WRITTEN REQUEST
Go through the material and tally the lines containing the string "this". Give the total alone.

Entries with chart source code
= = =

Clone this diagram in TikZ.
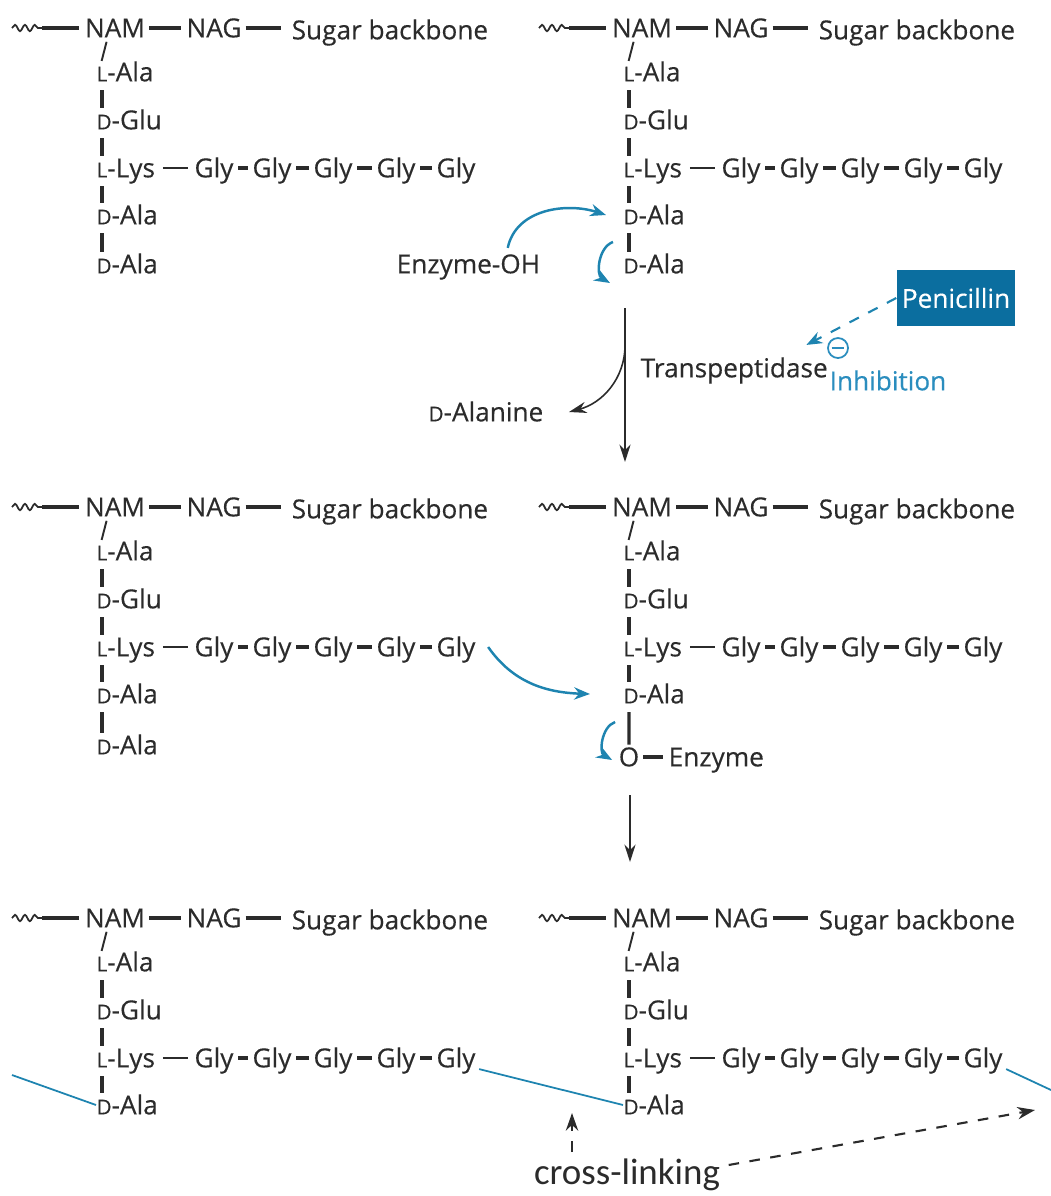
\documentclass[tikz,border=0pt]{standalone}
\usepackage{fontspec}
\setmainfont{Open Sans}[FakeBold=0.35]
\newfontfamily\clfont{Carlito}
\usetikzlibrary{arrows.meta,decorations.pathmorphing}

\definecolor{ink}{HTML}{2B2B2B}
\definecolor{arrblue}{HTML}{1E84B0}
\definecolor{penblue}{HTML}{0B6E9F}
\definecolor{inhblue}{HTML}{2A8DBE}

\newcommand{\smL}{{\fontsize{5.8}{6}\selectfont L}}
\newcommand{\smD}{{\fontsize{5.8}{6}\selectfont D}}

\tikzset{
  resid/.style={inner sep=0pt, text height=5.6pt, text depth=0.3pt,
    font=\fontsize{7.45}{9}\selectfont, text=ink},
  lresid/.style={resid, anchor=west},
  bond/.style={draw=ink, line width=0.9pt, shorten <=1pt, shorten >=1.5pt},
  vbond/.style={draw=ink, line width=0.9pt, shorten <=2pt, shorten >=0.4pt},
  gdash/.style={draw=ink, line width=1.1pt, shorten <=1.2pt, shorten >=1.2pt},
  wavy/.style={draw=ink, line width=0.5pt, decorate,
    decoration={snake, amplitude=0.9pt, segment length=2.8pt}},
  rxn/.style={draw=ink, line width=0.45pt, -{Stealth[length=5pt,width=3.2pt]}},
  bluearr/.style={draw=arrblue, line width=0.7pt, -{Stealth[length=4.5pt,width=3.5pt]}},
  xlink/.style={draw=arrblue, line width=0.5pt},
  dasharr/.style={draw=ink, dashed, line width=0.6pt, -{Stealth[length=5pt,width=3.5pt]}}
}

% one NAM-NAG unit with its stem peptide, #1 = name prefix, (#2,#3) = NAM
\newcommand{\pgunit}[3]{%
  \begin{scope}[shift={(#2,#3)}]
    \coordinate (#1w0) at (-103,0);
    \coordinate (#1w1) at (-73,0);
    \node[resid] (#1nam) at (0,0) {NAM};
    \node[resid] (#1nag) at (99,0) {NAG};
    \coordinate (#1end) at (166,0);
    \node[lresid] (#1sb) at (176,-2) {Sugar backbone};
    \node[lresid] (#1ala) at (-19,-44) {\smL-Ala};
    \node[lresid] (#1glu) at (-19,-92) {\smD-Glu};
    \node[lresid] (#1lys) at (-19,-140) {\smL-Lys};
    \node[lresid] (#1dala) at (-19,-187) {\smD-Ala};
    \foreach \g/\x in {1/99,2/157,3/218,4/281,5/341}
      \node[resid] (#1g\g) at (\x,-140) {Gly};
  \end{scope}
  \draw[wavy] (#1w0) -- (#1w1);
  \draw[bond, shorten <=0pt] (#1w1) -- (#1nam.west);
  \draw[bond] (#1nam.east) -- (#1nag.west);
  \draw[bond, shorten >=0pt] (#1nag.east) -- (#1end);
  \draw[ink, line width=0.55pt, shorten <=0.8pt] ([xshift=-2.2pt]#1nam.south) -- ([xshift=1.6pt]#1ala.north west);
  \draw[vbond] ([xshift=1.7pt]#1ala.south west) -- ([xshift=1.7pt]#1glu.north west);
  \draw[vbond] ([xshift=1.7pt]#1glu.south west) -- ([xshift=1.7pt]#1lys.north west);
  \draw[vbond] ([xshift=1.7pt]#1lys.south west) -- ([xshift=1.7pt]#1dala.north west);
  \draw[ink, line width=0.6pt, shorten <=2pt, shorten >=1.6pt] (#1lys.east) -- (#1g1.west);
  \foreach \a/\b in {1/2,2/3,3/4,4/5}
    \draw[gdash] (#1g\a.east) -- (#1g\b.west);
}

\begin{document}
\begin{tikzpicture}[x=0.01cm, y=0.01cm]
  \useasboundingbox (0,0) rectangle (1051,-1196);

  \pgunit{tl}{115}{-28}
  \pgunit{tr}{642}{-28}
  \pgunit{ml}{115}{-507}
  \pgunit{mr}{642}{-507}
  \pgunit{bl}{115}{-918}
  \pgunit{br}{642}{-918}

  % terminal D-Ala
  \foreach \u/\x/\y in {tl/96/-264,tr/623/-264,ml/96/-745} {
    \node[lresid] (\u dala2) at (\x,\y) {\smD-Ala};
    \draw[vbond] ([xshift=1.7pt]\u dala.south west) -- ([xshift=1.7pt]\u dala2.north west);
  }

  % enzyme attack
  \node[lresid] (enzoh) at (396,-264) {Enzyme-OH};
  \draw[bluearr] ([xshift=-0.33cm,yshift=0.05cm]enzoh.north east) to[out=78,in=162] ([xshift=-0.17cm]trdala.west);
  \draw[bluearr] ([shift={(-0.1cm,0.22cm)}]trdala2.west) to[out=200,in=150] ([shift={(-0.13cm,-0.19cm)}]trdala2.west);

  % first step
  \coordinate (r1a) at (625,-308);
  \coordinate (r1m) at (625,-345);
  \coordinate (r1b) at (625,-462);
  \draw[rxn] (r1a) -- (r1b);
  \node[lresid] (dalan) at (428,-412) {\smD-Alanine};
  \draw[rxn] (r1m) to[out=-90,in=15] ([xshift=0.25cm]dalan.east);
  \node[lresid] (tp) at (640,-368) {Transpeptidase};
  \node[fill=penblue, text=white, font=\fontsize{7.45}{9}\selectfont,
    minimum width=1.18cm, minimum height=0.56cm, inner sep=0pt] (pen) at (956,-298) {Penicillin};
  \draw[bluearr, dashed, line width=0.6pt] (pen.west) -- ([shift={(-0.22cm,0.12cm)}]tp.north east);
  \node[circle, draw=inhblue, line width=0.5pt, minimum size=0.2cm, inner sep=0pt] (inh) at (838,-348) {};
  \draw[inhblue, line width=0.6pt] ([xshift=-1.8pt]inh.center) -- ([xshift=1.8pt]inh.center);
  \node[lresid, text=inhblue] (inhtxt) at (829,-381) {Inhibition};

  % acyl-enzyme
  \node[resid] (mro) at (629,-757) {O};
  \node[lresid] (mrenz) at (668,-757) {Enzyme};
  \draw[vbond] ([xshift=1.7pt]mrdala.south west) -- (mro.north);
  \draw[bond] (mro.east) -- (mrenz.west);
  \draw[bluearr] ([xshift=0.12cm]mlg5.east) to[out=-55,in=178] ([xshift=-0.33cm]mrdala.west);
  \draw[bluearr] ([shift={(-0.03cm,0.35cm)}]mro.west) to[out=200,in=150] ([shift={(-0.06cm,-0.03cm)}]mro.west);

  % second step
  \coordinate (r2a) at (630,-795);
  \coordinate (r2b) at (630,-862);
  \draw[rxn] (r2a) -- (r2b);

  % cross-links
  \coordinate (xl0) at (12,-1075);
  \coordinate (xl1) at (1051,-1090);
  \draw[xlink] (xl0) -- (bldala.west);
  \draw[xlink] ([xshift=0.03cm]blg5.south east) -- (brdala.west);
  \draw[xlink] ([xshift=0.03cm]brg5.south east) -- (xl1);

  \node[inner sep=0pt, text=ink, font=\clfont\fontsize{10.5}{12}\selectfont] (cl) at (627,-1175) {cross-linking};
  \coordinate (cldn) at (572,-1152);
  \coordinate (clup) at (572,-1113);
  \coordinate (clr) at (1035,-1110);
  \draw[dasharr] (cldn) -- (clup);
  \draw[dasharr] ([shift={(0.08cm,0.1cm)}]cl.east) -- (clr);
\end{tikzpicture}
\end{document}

= = =

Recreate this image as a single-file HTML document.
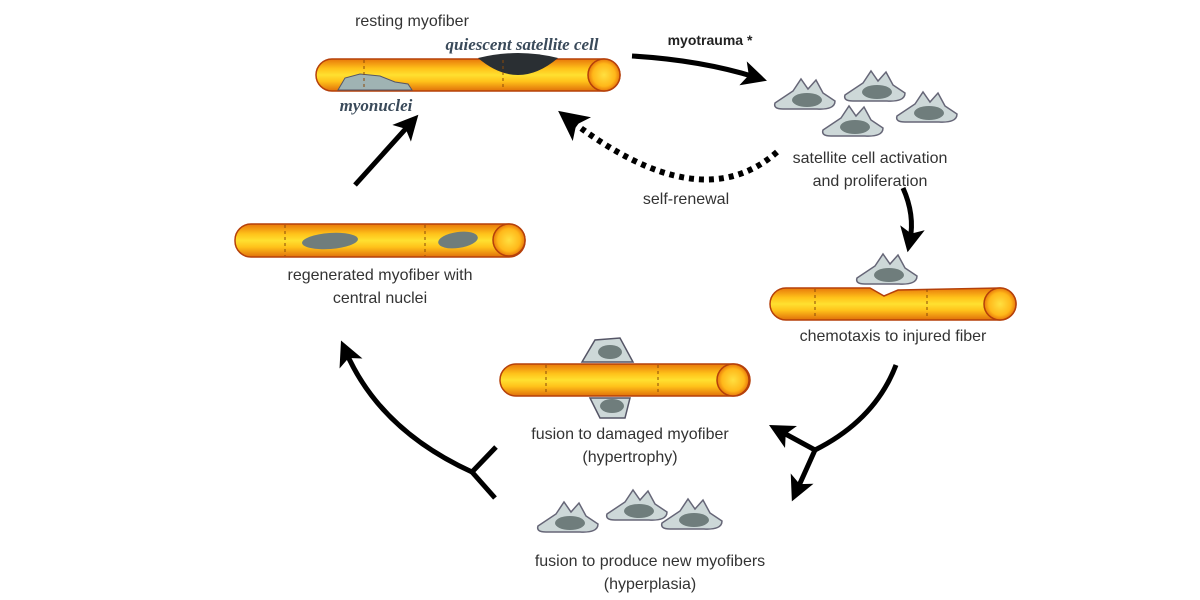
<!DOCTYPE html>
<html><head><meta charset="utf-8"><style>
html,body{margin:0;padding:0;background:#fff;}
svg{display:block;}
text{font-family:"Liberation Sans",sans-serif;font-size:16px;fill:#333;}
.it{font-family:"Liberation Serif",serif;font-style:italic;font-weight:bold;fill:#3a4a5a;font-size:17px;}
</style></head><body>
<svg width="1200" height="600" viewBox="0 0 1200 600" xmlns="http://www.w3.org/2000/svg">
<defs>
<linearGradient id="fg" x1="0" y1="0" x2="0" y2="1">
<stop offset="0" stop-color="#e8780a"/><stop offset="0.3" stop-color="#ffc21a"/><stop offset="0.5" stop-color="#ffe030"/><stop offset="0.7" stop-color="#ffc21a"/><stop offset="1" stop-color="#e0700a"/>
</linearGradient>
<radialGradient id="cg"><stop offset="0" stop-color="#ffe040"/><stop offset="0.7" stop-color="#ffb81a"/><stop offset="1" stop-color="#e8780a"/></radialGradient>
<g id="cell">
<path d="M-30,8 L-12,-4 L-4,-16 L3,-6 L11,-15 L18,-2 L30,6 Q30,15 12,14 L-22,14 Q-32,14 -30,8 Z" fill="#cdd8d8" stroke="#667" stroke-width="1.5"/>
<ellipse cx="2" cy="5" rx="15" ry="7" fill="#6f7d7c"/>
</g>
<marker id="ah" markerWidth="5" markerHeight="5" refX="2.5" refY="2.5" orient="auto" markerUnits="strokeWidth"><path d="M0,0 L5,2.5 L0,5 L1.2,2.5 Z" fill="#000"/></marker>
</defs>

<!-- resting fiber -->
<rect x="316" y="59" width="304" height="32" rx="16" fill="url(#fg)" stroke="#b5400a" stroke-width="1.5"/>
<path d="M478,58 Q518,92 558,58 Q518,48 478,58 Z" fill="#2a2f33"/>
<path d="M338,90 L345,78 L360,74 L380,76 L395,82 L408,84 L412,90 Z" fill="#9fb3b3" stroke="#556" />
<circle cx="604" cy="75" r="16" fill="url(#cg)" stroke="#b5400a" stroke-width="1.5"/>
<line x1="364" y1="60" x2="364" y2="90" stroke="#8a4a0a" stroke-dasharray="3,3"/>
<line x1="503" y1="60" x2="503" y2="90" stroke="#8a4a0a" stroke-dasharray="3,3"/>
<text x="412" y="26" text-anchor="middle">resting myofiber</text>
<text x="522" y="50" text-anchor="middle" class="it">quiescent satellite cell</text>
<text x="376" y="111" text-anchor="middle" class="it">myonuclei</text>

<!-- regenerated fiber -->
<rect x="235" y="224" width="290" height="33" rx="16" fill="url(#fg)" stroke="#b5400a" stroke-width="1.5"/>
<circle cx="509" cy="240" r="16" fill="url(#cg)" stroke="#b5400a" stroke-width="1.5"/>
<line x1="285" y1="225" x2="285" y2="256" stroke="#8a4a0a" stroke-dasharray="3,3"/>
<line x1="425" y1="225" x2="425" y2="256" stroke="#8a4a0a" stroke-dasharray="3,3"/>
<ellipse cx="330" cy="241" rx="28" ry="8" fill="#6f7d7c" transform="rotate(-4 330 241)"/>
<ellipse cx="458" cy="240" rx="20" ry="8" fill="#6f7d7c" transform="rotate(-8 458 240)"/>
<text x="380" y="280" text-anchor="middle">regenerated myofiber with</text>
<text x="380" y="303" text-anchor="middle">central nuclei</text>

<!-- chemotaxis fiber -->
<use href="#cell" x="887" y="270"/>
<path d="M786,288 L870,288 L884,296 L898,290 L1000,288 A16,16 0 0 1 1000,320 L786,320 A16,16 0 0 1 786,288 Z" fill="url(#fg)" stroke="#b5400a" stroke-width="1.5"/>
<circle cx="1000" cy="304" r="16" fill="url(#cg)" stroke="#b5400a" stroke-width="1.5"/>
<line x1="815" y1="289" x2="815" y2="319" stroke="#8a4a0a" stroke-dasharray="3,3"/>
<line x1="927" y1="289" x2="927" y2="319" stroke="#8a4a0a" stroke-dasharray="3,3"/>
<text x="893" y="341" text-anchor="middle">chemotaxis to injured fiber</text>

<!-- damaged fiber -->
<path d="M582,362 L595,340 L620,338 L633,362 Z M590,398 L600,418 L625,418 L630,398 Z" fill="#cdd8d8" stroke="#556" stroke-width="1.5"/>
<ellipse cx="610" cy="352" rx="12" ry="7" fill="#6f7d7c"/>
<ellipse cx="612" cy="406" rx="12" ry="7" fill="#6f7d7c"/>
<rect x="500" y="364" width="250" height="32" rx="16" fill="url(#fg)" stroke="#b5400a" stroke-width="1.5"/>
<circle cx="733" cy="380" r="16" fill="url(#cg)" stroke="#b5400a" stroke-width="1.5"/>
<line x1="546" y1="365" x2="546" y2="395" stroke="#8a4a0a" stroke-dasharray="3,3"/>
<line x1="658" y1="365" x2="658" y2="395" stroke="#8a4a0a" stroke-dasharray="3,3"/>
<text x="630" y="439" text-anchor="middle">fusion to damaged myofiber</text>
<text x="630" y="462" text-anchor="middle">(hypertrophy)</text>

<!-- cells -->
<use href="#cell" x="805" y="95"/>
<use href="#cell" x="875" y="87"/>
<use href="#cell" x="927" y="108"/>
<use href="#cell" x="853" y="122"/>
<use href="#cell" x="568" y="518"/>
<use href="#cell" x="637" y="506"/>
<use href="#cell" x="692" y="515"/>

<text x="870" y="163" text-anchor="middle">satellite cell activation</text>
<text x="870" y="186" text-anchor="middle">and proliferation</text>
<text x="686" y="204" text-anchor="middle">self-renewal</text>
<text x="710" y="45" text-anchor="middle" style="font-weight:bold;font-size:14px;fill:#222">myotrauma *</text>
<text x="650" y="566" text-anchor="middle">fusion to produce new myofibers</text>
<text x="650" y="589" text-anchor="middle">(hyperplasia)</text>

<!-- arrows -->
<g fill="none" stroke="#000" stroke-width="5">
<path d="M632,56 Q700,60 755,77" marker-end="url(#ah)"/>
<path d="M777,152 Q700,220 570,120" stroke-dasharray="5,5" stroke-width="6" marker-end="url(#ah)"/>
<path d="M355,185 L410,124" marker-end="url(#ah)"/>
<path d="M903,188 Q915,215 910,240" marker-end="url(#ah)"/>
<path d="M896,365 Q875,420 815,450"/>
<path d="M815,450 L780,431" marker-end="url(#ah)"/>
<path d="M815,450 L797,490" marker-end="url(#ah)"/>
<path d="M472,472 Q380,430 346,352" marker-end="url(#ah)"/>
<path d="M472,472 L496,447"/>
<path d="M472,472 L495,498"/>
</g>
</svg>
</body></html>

= = =

WRITTEN SOLUTION
2